Hampstead Theatre sees the world premiere of Chinonyerem Odimba's Unknown Rivers, directed by Daniel Bailey with profound trajectory. A new play about friendship, mental health, and motherly love, it follows 19-year-old Nene (Nneka Okoye) as she struggles after a horrifying incident.
Her best friend Lea has been visiting her every week for five years now because the girl barely ever leaves her house. On a rare day out, Lea (Renee Bailey) and Lune (Aasiya Shah) attempt to give Nene the chance to be youthful and carefree again. Meanwhile, Nene's mother Dee (Doreene Blackstock) is at home, worrying about her baby and the reflecting on the burdens of motherhood and her daughter's isolation.
Odimba tackles the issue with her recognisable poetic style. With Nene, she presents a young woman who's as afraid of the outside world as she is of herself. She is stuck in a journey that was imposed on her and that she didn't have the power nor the tools to fight. A constellation of equally damaged characters surround her, allowing the playwright to shine a light on the universal qualities of the struggle. While the ultimate goal of the play is as noble as it gets, the fervent reflections of the trio sometimes come slightly out of the blue and lead them onto rant-y tangent.
These, however, turn the piece into a jolting wake-up call of lyrical beauty. It's rich with myth and folklore with Dee's storytelling virtues. The dreamlike essence of the tale suddenly grows into a tangible presence in the show even thanks to brilliant staging and Amelia Jane Hankin's set design. Okoye's passion is visible from the very start in Nene's insecurities, which then shift when her love for life is reignited by her friends.
Shah shapes Lune in an exuberant character whose pleasant obnoxiousness becomes the flint of the group. Bailey's Lea goes from having a safe and empathetic role in Nene's sphere, to being dragged out of her shell and tempted into going along with the sudden and surprising plan. She is subtle and soft in her delivery, especially when she puts her selfless inclination to the side and opens up about her own hardships, which she'd pushed out of Nene's sight in order to protect her.
Bailey's direction reveals Dee as being the beating heart of the narrative. As portrayed by Blackstock she is torn between giving her child the freedom she deserves and the innate instinct of keeping her safe and sheltering her from the system that has previously hurt her. Unknown Rivers manages to be a delicate lecture on the depths of Black women. It doesn't want to be preachy, but it takes a stand for all those who've been pigeonholed into narrow categories that don't allow them to feel.
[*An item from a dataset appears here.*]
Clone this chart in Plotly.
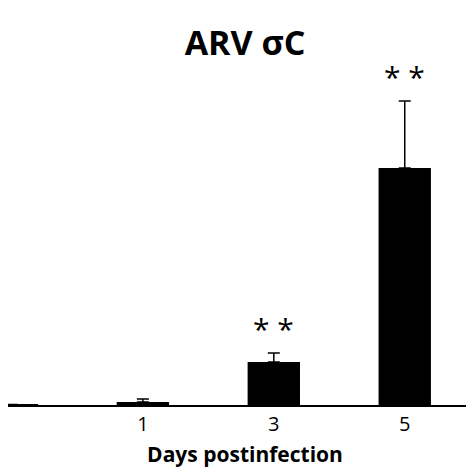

Odimba's writing prowess shines in its multi-faceted beauty, delivering complex figures who are given the right to take up space and open up as much as they need to without being shut down by society. She tells it how it is, dramatising the core issues that prevent Black women to find their place in the world as easily as others in what can be considered a modern-day myth.
Unknown Rivers runs at Hampstead Theatre until 7 December.